2.ª Secção. Relator:- BRAVO SERRA.
I
1. Por intermédio do Acórdão deste Tribunal nº 73/2000, tirado nestes autos de fls. 169 a 174 e rectificado pelo Acórdão nº 132/2000 (fls. 244 e 245), foi decidido, em aplicação da jurisprudência firmada pelo Acórdão nº
683/99, tirado em plenário, conceder provimento ao recurso - e, em consequência, determinar a respectiva reforma em consonância com o juízo de não inconstitucionalidade aí tomado - do aresto lavrado em 10 de Dezembro de 1997 pelo Tribunal da Relação de Lisboa, o qual condenou o réu Estado Português, representado pelo Ministério Público, a, por entre o mais, reintegrar a autora, M, no seu posto de trabalho como auxiliar de acção educativa na escola de São João do Estoril, autora essa que, com o réu, tinha celebrado, em 8 de Março de
1993, um contrato, designado como contrato de trabalho a termo certo, o qual terminaria em 31 de Agosto desse ano de 1993, sendo que, contudo, a mesma autora continuou a prestar o mesmo labor ao serviço do réu até 31 de Agosto de 1994, data na qual este último fez cessar o contrato celebrado com a autora.

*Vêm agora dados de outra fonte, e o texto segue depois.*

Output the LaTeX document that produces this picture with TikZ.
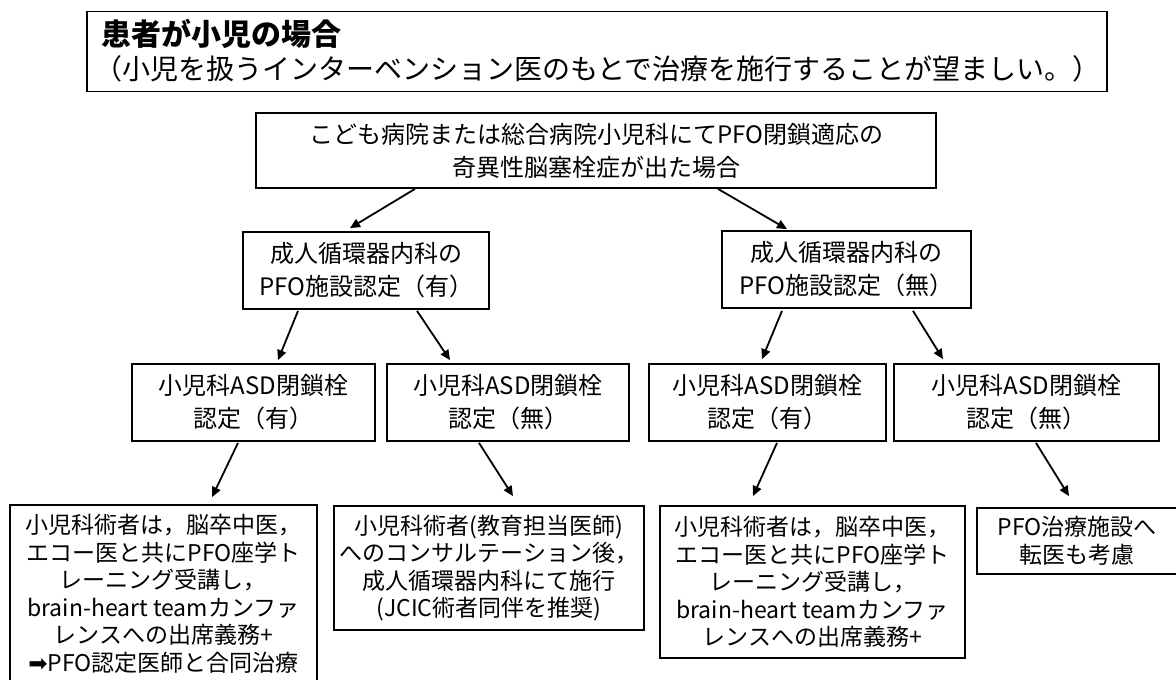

Tendo os autos sido remetidos ao indicado Tribunal da Relação de Lisboa, aí foi, em 10 de Maio de 2000, proferido novo acórdão, no qual se declarou nula a cessação da relação de emprego da autora ocorrida em 31 de Agosto de 1994 e se condenou o réu a reintegrar a autora no seu posto de trabalho e a pagar-lhe determinadas retribuições, cujo montante se apuraria em execução de sentença, para além de juros de mora.

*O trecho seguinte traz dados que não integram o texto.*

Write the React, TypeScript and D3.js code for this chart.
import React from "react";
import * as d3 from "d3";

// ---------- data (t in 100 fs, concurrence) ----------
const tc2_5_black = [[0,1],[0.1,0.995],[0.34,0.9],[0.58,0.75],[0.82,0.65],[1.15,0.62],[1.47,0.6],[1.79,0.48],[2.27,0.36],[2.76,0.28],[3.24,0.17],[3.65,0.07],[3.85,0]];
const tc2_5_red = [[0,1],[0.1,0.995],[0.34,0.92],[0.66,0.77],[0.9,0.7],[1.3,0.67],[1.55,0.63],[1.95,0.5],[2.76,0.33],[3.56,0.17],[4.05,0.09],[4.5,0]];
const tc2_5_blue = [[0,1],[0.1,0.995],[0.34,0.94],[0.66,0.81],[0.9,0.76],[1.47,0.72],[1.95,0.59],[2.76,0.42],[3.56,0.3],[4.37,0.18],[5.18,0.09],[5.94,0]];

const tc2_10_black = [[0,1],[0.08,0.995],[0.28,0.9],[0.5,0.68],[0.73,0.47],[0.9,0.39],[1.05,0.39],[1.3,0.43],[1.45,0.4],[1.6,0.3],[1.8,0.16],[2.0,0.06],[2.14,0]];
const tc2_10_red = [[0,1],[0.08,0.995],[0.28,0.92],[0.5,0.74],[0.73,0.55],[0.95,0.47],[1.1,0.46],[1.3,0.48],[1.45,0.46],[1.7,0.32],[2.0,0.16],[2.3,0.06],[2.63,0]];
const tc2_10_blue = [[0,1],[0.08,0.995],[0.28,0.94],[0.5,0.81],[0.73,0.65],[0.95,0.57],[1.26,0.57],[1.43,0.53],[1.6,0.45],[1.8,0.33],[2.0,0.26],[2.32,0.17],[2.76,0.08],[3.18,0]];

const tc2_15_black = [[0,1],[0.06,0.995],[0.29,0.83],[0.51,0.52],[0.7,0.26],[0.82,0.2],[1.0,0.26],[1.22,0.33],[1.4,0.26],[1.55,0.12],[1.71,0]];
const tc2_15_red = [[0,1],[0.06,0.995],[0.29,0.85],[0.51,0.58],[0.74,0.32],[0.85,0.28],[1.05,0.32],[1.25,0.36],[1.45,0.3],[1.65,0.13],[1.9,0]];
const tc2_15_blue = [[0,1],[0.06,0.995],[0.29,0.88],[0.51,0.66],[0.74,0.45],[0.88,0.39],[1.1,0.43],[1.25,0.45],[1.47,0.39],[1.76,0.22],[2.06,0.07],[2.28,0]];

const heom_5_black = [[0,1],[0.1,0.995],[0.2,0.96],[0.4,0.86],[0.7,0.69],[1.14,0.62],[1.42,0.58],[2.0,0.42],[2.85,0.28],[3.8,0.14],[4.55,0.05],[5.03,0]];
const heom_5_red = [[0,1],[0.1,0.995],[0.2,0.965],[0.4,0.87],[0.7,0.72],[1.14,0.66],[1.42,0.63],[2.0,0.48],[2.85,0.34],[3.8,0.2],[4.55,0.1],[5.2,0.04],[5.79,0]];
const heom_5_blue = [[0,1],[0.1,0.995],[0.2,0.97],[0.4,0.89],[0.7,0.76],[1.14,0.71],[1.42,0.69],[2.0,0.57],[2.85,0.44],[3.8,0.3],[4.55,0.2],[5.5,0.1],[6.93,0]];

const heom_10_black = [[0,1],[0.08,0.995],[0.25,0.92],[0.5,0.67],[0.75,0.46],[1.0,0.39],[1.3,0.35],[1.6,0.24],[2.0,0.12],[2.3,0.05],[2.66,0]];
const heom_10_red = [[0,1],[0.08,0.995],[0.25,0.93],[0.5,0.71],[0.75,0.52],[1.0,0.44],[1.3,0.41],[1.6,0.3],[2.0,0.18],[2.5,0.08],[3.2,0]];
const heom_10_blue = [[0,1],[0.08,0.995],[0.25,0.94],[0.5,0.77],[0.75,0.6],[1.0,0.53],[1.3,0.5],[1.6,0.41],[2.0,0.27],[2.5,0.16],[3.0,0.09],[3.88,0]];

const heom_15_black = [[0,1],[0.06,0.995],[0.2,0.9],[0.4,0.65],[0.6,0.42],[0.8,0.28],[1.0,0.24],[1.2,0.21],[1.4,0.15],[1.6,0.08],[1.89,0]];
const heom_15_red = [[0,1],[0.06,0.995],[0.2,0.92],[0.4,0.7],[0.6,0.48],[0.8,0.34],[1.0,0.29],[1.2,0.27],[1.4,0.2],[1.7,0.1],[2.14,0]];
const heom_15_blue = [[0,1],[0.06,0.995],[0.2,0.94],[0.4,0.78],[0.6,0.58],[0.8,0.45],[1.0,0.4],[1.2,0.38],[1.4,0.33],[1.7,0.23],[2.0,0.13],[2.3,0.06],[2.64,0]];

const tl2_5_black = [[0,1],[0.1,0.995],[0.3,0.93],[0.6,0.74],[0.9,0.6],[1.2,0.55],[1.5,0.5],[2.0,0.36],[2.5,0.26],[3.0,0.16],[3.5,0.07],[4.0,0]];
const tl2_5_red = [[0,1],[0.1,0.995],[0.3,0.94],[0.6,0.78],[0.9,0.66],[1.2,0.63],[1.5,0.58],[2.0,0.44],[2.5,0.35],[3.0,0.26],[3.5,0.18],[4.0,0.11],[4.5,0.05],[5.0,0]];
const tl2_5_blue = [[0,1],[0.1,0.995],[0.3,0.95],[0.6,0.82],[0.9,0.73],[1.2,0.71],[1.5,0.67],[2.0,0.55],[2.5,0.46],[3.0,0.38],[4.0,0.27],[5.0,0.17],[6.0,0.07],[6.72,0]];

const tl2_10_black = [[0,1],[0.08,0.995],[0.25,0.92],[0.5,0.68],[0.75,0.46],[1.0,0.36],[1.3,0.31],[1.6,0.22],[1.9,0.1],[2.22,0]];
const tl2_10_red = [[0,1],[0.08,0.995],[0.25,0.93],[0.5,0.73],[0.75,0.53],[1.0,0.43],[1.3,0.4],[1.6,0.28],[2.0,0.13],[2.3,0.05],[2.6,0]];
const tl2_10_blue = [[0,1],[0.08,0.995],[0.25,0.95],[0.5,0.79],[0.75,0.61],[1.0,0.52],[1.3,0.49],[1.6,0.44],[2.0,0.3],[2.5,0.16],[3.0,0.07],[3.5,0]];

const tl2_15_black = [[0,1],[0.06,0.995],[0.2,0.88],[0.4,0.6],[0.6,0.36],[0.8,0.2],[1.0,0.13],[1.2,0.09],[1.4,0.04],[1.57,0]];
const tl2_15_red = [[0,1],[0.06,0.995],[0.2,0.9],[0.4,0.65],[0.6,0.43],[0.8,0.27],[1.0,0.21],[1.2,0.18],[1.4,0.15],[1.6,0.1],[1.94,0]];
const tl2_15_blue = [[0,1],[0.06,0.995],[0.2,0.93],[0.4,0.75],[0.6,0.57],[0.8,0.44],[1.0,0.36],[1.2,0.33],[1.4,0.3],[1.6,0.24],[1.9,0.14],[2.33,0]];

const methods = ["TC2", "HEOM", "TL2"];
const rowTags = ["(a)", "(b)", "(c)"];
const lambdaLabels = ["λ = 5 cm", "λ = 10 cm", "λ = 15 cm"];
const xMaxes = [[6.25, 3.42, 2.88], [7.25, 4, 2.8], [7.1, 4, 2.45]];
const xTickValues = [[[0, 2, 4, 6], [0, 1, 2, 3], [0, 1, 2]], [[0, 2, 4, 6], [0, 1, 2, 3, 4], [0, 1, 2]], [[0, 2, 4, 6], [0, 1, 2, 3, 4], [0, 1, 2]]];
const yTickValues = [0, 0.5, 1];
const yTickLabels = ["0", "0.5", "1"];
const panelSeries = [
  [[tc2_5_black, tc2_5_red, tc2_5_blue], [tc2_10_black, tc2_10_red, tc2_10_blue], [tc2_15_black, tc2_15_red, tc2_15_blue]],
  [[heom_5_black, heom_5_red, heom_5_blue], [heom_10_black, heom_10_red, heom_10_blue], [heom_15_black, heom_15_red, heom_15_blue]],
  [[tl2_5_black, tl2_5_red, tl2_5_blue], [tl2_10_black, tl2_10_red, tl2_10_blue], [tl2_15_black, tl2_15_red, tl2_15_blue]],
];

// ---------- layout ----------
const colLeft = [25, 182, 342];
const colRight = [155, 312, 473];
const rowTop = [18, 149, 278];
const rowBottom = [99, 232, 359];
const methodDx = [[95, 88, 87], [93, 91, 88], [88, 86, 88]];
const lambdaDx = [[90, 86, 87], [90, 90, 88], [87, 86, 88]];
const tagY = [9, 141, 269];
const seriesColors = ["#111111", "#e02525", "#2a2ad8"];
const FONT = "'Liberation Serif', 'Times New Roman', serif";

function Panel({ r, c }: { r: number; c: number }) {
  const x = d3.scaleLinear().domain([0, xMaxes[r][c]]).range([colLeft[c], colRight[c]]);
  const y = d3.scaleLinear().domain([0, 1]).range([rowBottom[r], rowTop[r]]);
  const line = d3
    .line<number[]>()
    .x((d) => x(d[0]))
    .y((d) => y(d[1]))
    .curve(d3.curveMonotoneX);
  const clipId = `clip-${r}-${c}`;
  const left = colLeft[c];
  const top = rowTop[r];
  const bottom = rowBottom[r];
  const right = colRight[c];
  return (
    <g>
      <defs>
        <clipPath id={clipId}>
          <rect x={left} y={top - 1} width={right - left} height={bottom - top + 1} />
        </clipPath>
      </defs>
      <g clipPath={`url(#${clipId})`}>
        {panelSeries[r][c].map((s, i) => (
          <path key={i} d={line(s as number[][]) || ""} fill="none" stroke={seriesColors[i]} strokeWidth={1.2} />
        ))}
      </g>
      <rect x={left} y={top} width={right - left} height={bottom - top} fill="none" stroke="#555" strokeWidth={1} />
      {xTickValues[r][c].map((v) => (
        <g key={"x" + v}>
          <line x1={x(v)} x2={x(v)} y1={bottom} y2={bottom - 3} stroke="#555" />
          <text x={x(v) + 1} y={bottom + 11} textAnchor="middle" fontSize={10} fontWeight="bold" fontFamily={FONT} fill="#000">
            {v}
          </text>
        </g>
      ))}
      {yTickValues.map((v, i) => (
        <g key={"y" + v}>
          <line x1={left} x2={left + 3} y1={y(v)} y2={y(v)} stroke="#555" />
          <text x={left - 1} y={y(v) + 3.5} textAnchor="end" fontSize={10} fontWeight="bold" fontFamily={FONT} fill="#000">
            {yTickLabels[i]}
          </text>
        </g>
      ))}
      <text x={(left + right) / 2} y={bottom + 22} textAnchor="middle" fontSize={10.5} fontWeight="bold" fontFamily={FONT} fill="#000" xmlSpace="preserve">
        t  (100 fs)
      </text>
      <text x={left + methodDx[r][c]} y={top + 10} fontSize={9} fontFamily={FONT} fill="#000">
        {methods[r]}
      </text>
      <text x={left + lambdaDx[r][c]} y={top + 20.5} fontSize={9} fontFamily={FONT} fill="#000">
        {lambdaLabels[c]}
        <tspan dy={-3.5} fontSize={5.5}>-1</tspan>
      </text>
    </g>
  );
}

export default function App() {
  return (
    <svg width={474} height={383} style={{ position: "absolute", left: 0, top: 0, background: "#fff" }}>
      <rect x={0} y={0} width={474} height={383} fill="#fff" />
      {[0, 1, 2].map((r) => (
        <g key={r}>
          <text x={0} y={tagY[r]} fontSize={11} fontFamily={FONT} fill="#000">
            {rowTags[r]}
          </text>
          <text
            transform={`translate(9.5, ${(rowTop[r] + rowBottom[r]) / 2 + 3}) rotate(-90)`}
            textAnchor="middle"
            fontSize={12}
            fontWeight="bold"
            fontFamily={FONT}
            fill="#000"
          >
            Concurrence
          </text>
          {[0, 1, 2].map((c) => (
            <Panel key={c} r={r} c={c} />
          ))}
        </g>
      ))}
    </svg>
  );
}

Para tanto, e no que ora releva, o acórdão de 10 de Maio de 2000 prosseguiu um raciocínio que, em síntese, se fundou nas seguintes premissas:-
- o contrato de trabalho celebrado entre a autora e o réu em 8 de Março de 1993 era um contrato de trabalho a termo 'de natureza exclusivamente civil';
- não tendo esse contrato sido renovado, mediante comunicação feita pelo réu à autora nos termos do nº 3 do artº 20º do Decreto-Lei nº 427/89, de 7 de Dezembro, haveria ele de considerar-se caduco em 31 de Agosto de 1993;
- contudo, porque depois desse dia 31 de Agosto de 1993 se manteve entre autora e réu uma relação de emprego em que ambas as partes continuaram a cumprir as respectivas obrigações, porque não houve a celebração, entre as partes, de um outro qualquer contrato, e porque, conforme foi decidido pelo Tribunal Constitucional no Acórdão nº 683/99, não poderia considerar-se que o contrato de trabalho anteriormente celebrado podia converter-se em contrato sem termo, haver-se-ia então de concluir que aquela relação de emprego - mantida após 31 de Agosto de 1993 e que se não podia aceitar como defluindo de um contrato de prestação de serviço, à míngua de qualquer acordo entre as partes em tal sentido - constituiu uma 'relação de emprego atípica' ou 'uma relação de trabalho de facto, totalmente nova, não prevista legalmente, mas que não pode deixar de merecer a tutela do direito, quer no que respeita ao seu desenvolvimento, quer no que respeita à sua cessação';
- sendo assim, a cessação daquela relação de emprego, epitetada de atípica e que ocorreu em 31 de Agosto de 1994, devia considerar-se 'em tudo semelhante a um despedimento promovido por um empregador, sem aviso prévio e sem justa causa', razão pela qual, in casu, e em face de uma lacuna de regulamentação, seriam de aplicar, por analogia, as normas que se reportam ao despedimento sem justa causa e aviso prévio do contrato individual de trabalho e que são as que se contêm nos artigos 12º e 13º do Decreto-Lei nº 64-A/89, de 27 de Fevereiro.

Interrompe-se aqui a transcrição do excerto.